(Entries with chart source code)
BEGIN
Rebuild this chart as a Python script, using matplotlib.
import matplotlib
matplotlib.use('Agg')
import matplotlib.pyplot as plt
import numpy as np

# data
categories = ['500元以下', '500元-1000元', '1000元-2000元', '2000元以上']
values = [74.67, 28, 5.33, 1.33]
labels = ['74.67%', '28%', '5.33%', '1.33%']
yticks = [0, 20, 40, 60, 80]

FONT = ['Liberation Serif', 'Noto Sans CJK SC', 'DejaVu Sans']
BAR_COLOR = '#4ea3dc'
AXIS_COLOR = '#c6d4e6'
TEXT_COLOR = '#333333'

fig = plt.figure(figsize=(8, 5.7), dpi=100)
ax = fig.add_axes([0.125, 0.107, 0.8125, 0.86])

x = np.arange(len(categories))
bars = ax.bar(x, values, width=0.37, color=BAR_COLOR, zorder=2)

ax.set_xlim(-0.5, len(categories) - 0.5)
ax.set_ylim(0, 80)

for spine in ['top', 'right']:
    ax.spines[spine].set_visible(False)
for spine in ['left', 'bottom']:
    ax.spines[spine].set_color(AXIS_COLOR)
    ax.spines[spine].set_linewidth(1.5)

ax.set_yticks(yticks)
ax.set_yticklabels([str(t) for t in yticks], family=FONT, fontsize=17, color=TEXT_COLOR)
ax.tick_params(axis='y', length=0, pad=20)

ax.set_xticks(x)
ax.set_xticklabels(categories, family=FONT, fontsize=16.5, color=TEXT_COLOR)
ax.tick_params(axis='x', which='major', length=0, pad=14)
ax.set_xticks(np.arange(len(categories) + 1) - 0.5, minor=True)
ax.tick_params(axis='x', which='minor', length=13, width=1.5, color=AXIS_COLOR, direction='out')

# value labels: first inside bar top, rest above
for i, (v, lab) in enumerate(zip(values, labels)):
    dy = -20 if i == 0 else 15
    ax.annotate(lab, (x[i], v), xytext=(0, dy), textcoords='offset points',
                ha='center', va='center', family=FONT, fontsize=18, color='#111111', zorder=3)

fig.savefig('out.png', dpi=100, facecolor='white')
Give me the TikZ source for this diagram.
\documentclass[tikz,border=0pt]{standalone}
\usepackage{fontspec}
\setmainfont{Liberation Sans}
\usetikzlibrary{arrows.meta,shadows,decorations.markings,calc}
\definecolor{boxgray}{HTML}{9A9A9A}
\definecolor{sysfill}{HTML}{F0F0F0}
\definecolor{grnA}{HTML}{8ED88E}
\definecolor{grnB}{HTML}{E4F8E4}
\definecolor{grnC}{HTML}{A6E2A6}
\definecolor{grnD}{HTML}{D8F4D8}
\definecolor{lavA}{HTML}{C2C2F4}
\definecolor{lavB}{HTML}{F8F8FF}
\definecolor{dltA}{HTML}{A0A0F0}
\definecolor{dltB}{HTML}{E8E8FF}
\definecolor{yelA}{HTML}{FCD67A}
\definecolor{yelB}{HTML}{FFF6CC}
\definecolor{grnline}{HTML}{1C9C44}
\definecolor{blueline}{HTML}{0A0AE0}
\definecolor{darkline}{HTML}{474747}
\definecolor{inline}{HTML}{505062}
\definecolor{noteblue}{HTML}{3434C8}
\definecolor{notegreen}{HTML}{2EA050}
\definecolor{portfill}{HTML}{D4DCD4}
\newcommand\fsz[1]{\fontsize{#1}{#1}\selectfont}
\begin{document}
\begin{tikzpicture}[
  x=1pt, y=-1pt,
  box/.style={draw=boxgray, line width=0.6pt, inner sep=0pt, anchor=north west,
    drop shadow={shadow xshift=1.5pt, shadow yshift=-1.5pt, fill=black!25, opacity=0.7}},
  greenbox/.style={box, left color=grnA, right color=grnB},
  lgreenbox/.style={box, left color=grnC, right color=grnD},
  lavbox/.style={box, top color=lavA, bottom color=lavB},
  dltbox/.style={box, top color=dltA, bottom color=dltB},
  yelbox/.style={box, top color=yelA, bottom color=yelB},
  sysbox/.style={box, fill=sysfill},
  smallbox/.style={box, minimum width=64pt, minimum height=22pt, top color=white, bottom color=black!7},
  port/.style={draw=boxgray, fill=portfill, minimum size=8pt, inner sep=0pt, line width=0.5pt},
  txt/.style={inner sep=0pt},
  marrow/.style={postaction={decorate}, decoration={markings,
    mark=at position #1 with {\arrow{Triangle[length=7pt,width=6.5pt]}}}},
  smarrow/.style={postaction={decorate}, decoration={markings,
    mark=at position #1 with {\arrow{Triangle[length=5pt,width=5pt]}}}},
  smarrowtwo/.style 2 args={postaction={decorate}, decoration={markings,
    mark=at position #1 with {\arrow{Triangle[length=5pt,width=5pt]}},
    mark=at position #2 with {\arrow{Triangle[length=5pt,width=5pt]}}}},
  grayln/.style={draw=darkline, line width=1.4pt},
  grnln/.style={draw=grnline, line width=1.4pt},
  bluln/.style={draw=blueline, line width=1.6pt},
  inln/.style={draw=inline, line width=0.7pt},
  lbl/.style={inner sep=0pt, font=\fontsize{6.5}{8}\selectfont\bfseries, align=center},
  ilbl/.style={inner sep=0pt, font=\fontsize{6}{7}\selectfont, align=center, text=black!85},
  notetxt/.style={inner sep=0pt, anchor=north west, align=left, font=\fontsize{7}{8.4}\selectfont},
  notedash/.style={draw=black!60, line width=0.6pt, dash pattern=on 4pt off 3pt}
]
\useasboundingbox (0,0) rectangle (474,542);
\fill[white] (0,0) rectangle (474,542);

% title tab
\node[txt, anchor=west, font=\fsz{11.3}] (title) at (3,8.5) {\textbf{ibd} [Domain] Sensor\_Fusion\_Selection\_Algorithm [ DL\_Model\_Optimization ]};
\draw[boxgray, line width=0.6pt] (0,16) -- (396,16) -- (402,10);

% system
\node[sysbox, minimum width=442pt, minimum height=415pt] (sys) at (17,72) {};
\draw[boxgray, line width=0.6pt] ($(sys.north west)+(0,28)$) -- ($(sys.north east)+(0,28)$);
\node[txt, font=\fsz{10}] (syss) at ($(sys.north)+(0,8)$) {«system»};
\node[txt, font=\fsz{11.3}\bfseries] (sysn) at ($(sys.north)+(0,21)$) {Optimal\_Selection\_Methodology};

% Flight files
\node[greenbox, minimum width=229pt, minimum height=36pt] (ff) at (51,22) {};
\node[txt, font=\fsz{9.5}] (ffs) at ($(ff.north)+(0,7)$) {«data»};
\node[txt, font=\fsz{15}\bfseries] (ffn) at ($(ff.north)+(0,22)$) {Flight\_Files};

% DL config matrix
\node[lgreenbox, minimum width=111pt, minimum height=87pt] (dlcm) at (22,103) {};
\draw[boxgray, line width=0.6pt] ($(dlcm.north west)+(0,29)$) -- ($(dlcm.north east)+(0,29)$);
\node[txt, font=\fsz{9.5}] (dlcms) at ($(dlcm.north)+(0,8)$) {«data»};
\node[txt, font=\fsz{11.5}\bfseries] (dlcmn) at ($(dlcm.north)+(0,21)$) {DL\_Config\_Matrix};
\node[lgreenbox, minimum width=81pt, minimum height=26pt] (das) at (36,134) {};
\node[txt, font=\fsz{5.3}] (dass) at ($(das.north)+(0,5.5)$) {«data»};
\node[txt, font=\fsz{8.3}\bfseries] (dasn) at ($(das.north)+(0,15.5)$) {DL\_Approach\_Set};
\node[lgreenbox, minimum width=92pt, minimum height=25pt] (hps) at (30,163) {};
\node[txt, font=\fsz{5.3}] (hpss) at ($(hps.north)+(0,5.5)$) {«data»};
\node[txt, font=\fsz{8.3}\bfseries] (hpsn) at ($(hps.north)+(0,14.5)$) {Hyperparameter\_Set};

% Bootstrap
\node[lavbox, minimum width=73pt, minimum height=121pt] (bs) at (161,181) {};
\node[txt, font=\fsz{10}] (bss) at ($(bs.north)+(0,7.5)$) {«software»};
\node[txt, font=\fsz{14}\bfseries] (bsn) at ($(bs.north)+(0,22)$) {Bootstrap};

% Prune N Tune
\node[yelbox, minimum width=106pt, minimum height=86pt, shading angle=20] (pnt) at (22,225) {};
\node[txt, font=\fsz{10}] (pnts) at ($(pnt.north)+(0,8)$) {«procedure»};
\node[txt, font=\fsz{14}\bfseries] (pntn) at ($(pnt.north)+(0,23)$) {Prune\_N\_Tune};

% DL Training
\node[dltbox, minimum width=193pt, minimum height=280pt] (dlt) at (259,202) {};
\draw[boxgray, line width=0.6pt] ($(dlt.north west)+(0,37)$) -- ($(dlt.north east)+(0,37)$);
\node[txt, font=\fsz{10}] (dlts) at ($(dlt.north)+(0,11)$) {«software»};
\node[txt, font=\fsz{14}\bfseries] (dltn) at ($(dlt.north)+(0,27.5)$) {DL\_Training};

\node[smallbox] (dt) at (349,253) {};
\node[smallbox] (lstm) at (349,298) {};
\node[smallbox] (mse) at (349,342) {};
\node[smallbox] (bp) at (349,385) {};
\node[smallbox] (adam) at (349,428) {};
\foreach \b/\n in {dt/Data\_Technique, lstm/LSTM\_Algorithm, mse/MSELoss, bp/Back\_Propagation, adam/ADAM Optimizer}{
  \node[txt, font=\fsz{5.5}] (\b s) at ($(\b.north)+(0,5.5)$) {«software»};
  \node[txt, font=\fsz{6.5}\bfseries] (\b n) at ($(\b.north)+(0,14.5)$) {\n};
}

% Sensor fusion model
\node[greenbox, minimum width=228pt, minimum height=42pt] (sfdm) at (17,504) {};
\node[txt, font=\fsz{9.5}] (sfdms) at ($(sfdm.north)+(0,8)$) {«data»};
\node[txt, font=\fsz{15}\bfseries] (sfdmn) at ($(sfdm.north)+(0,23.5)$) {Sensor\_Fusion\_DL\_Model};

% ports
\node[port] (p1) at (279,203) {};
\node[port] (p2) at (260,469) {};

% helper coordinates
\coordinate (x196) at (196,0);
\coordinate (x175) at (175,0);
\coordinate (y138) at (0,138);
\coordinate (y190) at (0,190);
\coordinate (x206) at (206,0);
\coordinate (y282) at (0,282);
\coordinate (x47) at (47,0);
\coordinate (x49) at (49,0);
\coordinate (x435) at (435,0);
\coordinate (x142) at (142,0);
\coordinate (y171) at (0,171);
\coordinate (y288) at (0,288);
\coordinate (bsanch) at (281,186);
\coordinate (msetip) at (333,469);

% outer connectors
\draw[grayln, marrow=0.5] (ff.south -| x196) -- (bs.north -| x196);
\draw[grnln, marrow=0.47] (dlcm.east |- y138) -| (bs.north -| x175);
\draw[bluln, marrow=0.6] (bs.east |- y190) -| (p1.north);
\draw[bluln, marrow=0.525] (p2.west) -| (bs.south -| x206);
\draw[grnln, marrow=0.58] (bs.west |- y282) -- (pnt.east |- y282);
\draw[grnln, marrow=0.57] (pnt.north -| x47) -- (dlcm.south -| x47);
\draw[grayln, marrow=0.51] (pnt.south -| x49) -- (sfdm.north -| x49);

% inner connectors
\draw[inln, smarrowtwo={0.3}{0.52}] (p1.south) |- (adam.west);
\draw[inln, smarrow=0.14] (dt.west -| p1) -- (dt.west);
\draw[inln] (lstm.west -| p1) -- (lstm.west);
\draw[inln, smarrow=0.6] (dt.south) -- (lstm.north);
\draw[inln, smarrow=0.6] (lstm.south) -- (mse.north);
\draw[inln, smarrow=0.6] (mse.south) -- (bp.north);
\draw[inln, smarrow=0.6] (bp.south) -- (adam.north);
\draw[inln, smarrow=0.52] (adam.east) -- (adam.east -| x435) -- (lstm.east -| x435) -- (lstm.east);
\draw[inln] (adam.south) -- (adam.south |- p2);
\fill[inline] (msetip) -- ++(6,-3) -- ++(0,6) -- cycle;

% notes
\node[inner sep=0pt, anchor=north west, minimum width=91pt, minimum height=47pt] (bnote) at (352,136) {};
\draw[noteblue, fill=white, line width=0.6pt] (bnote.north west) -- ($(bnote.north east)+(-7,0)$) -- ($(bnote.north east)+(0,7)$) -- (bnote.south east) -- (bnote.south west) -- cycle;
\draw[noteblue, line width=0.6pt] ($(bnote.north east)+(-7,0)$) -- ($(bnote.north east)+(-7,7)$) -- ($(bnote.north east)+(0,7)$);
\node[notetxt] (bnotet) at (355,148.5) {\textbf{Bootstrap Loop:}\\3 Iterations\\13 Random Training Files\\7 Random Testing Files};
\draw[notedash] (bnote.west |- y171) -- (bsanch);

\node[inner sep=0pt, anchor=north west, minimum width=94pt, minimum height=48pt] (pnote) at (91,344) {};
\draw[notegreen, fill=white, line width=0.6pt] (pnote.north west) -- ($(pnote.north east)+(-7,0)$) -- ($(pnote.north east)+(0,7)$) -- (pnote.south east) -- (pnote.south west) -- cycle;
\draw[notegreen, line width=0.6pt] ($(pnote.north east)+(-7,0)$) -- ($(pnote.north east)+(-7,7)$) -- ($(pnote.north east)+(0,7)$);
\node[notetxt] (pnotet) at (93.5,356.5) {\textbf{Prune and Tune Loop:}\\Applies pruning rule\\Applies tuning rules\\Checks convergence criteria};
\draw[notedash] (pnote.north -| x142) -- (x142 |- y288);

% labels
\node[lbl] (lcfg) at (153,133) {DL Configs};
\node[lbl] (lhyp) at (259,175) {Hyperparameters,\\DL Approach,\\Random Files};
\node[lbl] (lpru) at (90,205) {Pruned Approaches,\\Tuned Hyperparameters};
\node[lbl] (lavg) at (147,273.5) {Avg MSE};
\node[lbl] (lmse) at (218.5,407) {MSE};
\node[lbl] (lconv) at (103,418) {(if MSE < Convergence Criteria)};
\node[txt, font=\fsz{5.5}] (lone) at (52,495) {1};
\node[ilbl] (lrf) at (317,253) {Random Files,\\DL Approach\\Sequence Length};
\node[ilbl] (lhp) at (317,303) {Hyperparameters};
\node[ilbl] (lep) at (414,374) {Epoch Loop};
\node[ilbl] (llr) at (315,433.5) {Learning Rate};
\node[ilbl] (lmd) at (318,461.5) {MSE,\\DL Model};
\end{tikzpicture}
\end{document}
END
§ What you need to do
State the number of lines in these entries that include the string "matplotlib". Provide nothing beyond that number.

§ Task answer
4